* Instructions to follow
Pictures stay out of the copy; set down each line of the listing below exactly.

[START OF Data block]

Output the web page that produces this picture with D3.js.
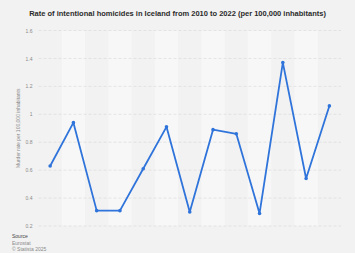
<!DOCTYPE html>
<html>
<head>
<meta charset="utf-8">
<script src="https://cdn.jsdelivr.net/npm/d3@7"></script>
<style>
  html, body { margin: 0; padding: 0; background: #f2f2f2; }
  svg { display: block; font-family: Arial, "Liberation Sans", sans-serif; }
</style>
</head>
<body>
<div id="chart"></div>
<script>
var years = ['2010', '2011', '2012', '2013', '2014', '2015', '2016', '2017', '2018', '2019', '2020', '2021', '2022'];
var rates = [0.63, 0.94, 0.31, 0.31, 0.61, 0.91, 0.30, 0.89, 0.86, 0.29, 1.37, 0.54, 1.06];
var y_ticks = [0.2, 0.4, 0.6, 0.8, 1, 1.2, 1.4, 1.6];

var title = 'Rate of intentional homicides in Iceland from 2010 to 2022 (per 100,000 inhabitants)';
var y_label = 'Murder rate per 100,000 inhabitants';
var source_lines = ['Source', 'Eurostat', '\u00a9 Statista 2025'];

var width = 355, height = 253;
var margin = {top: 30.5, right: 14, bottom: 27, left: 38.5};

let svg = d3.select('#chart').append('svg')
    .attr('width', width)
    .attr('height', height);

svg.append('rect')
    .attr('width', width)
    .attr('height', height)
    .attr('fill', '#f2f2f2');

let x = d3.scaleBand()
    .domain(years)
    .range([margin.left, width - margin.right])
    .padding(0);

let y = d3.scaleLinear()
    .domain([0.2, 1.6])
    .range([height - margin.bottom, margin.top]);

// alternating column bands
svg.selectAll('.band')
    .data(years.filter(function(d, i) { return i % 2 === 1; }))
    .enter().append('rect')
    .attr('class', 'band')
    .attr('x', function(d) { return x(d); })
    .attr('y', y(1.6))
    .attr('width', x.bandwidth())
    .attr('height', y(0.2) - y(1.6))
    .attr('fill', '#f7f7f7');

// gridlines
svg.selectAll('.grid')
    .data(y_ticks)
    .enter().append('line')
    .attr('class', 'grid')
    .attr('x1', margin.left)
    .attr('x2', width - margin.right)
    .attr('y1', function(d) { return y(d); })
    .attr('y2', function(d) { return y(d); })
    .attr('stroke', '#d6d6d6')
    .attr('stroke-width', 0.6)
    .attr('stroke-dasharray', '3,2');

// y axis labels
let yAxis = d3.axisLeft(y)
    .tickValues(y_ticks)
    .tickSize(0)
    .tickPadding(6)
    .tickFormat(function(d) { return String(d); });

let gy = svg.append('g')
    .attr('transform', 'translate(' + margin.left + ',0)')
    .call(yAxis);
gy.select('.domain').remove();
gy.selectAll('text')
    .attr('fill', '#8a8a8a')
    .style('font-size', '5px');

svg.append('text')
    .attr('transform', 'translate(20,' + ((y(0.2) + y(1.6)) / 2) + ') rotate(-90)')
    .attr('text-anchor', 'middle')
    .attr('fill', '#8a8a8a')
    .style('font-size', '5px')
    .text(y_label);

// line
let line = d3.line()
    .x(function(d, i) { return x(years[i]) + x.bandwidth() / 2; })
    .y(function(d) { return y(d); });

svg.append('path')
    .datum(rates)
    .attr('d', line)
    .attr('fill', 'none')
    .attr('stroke', '#2f74db')
    .attr('stroke-width', 1.8)
    .attr('stroke-linejoin', 'round');

svg.selectAll('.dot')
    .data(rates)
    .enter().append('circle')
    .attr('class', 'dot')
    .attr('cx', function(d, i) { return x(years[i]) + x.bandwidth() / 2; })
    .attr('cy', function(d) { return y(d); })
    .attr('r', 1.8)
    .attr('fill', '#2f74db');

// title
svg.append('text')
    .attr('x', width / 2)
    .attr('y', 15.8)
    .attr('text-anchor', 'middle')
    .attr('fill', '#2b2b2b')
    .style('font-size', '7.5px')
    .style('font-weight', 'bold')
    .text(title);

// source
svg.selectAll('.source')
    .data(source_lines)
    .enter().append('text')
    .attr('class', 'source')
    .attr('x', 12)
    .attr('y', function(d, i) { return 238 + i * 6.5; })
    .attr('fill', function(d, i) { return i === 0 ? '#444' : '#8a8a8a'; })
    .style('font-size', '5px')
    .text(function(d) { return d; });
</script>
</body>
</html>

[END OF Data block]

* Solution to this task
Output the web page that produces this picture with D3.js.
<!DOCTYPE html>
<html>
<head>
<meta charset="utf-8">
<script src="https://cdn.jsdelivr.net/npm/d3@7"></script>
<style>
  html, body { margin: 0; padding: 0; background: #f2f2f2; }
  svg { display: block; font-family: Arial, "Liberation Sans", sans-serif; }
</style>
</head>
<body>
<div id="chart"></div>
<script>
var years = ['2010', '2011', '2012', '2013', '2014', '2015', '2016', '2017', '2018', '2019', '2020', '2021', '2022'];
var rates = [0.63, 0.94, 0.31, 0.31, 0.61, 0.91, 0.30, 0.89, 0.86, 0.29, 1.37, 0.54, 1.06];
var y_ticks = [0.2, 0.4, 0.6, 0.8, 1, 1.2, 1.4, 1.6];

var title = 'Rate of intentional homicides in Iceland from 2010 to 2022 (per 100,000 inhabitants)';
var y_label = 'Murder rate per 100,000 inhabitants';
var source_lines = ['Source', 'Eurostat', '\u00a9 Statista 2025'];

var width = 355, height = 253;
var margin = {top: 30.5, right: 14, bottom: 27, left: 38.5};

let svg = d3.select('#chart').append('svg')
    .attr('width', width)
    .attr('height', height);

svg.append('rect')
    .attr('width', width)
    .attr('height', height)
    .attr('fill', '#f2f2f2');

let x = d3.scaleBand()
    .domain(years)
    .range([margin.left, width - margin.right])
    .padding(0);

let y = d3.scaleLinear()
    .domain([0.2, 1.6])
    .range([height - margin.bottom, margin.top]);

// alternating column bands
svg.selectAll('.band')
    .data(years.filter(function(d, i) { return i % 2 === 1; }))
    .enter().append('rect')
    .attr('class', 'band')
    .attr('x', function(d) { return x(d); })
    .attr('y', y(1.6))
    .attr('width', x.bandwidth())
    .attr('height', y(0.2) - y(1.6))
    .attr('fill', '#f7f7f7');

// gridlines
svg.selectAll('.grid')
    .data(y_ticks)
    .enter().append('line')
    .attr('class', 'grid')
    .attr('x1', margin.left)
    .attr('x2', width - margin.right)
    .attr('y1', function(d) { return y(d); })
    .attr('y2', function(d) { return y(d); })
    .attr('stroke', '#d6d6d6')
    .attr('stroke-width', 0.6)
    .attr('stroke-dasharray', '3,2');

// y axis labels
let yAxis = d3.axisLeft(y)
    .tickValues(y_ticks)
    .tickSize(0)
    .tickPadding(6)
    .tickFormat(function(d) { return String(d); });

let gy = svg.append('g')
    .attr('transform', 'translate(' + margin.left + ',0)')
    .call(yAxis);
gy.select('.domain').remove();
gy.selectAll('text')
    .attr('fill', '#8a8a8a')
    .style('font-size', '5px');

svg.append('text')
    .attr('transform', 'translate(20,' + ((y(0.2) + y(1.6)) / 2) + ') rotate(-90)')
    .attr('text-anchor', 'middle')
    .attr('fill', '#8a8a8a')
    .style('font-size', '5px')
    .text(y_label);

// line
let line = d3.line()
    .x(function(d, i) { return x(years[i]) + x.bandwidth() / 2; })
    .y(function(d) { return y(d); });

svg.append('path')
    .datum(rates)
    .attr('d', line)
    .attr('fill', 'none')
    .attr('stroke', '#2f74db')
    .attr('stroke-width', 1.8)
    .attr('stroke-linejoin', 'round');

svg.selectAll('.dot')
    .data(rates)
    .enter().append('circle')
    .attr('class', 'dot')
    .attr('cx', function(d, i) { return x(years[i]) + x.bandwidth() / 2; })
    .attr('cy', function(d) { return y(d); })
    .attr('r', 1.8)
    .attr('fill', '#2f74db');

// title
svg.append('text')
    .attr('x', width / 2)
    .attr('y', 15.8)
    .attr('text-anchor', 'middle')
    .attr('fill', '#2b2b2b')
    .style('font-size', '7.5px')
    .style('font-weight', 'bold')
    .text(title);

// source
svg.selectAll('.source')
    .data(source_lines)
    .enter().append('text')
    .attr('class', 'source')
    .attr('x', 12)
    .attr('y', function(d, i) { return 238 + i * 6.5; })
    .attr('fill', function(d, i) { return i === 0 ? '#444' : '#8a8a8a'; })
    .style('font-size', '5px')
    .text(function(d) { return d; });
</script>
</body>
</html>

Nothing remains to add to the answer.